Another tough pill to swallow

Yesterdays´ local elections in the UK took place in the shadow of not only governmental scandals but the ongoing NHS reforms as well. On of many paths to improvement concerns access to care outside of office hours. This is a typical matter for monopolistic health care systems like in the UK or Sweden, unheard of in continental Europe where family doctors make home calls when you need them.

The shake-up of the out of hours health care system in England is "shambolic" and has led to longer waits and higher costs, a committee of MPs now states, according to BBC Health.

Chairman of the public accounts committee Edward Leigh said: "The new way of providing out-of-hours medical care has so far been a costly mess that has left many sick people waiting too long for help."

The NHS Local Trusts has tried to contract providers to take on out of hour’s tasks. New providers are spending 22% more but are not meeting key targets, the public accounts committee claimed. The outcomes? Fewer than 10% of primary care trusts meet targets on assessing patients within 20 minutes of an urgent call. Not very promising…

Contracting care providers is far from easy. Experience from large scale contracting processes, like in the Greater Stockholm County, reveal that success takes much more fantasy, imagination and consumer-style thinking than public purchasing bodies are able to deliver. It tends to be only too much of copying the last tender offer and established routines. First class providers are seldom rewarded and poor ones can stay in business far too long. So the NHS problems are neither new nor surprising.

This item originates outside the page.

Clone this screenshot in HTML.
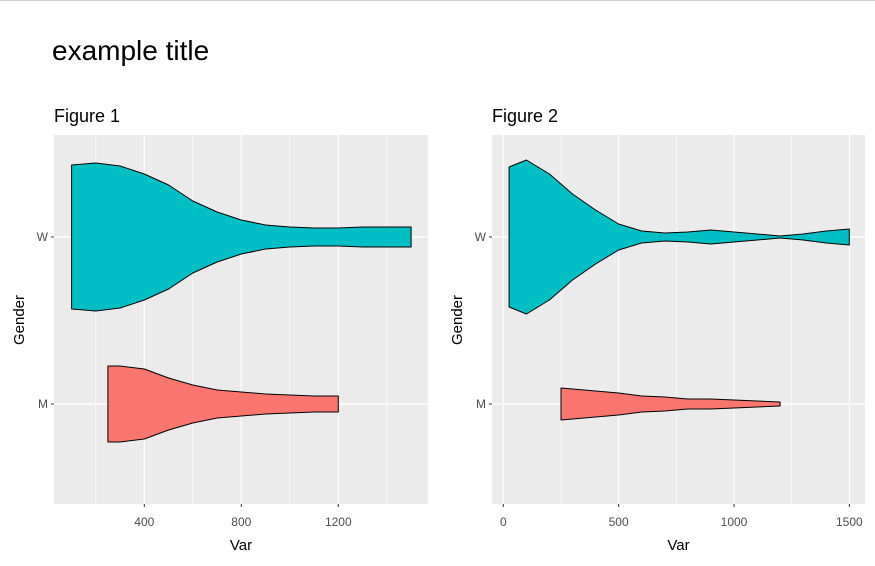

Well, so the answer is to get rid of competition and a multitude of providers, returning to the safe, monopolistic tradition? Absolutely not – on the contrary! But what it takes is not public intermediaries “translating” the “needs” of the population but ways to allow consumers to express their demand and make own choices. Here we talk of voucher systems, private insurance or saving account models ensuring the individual purchasing power.

Empowering the consumer is different from empowering public bureaucracy! The tough pill to swallow is that old medicine does not work and only radical steps will ensure real change!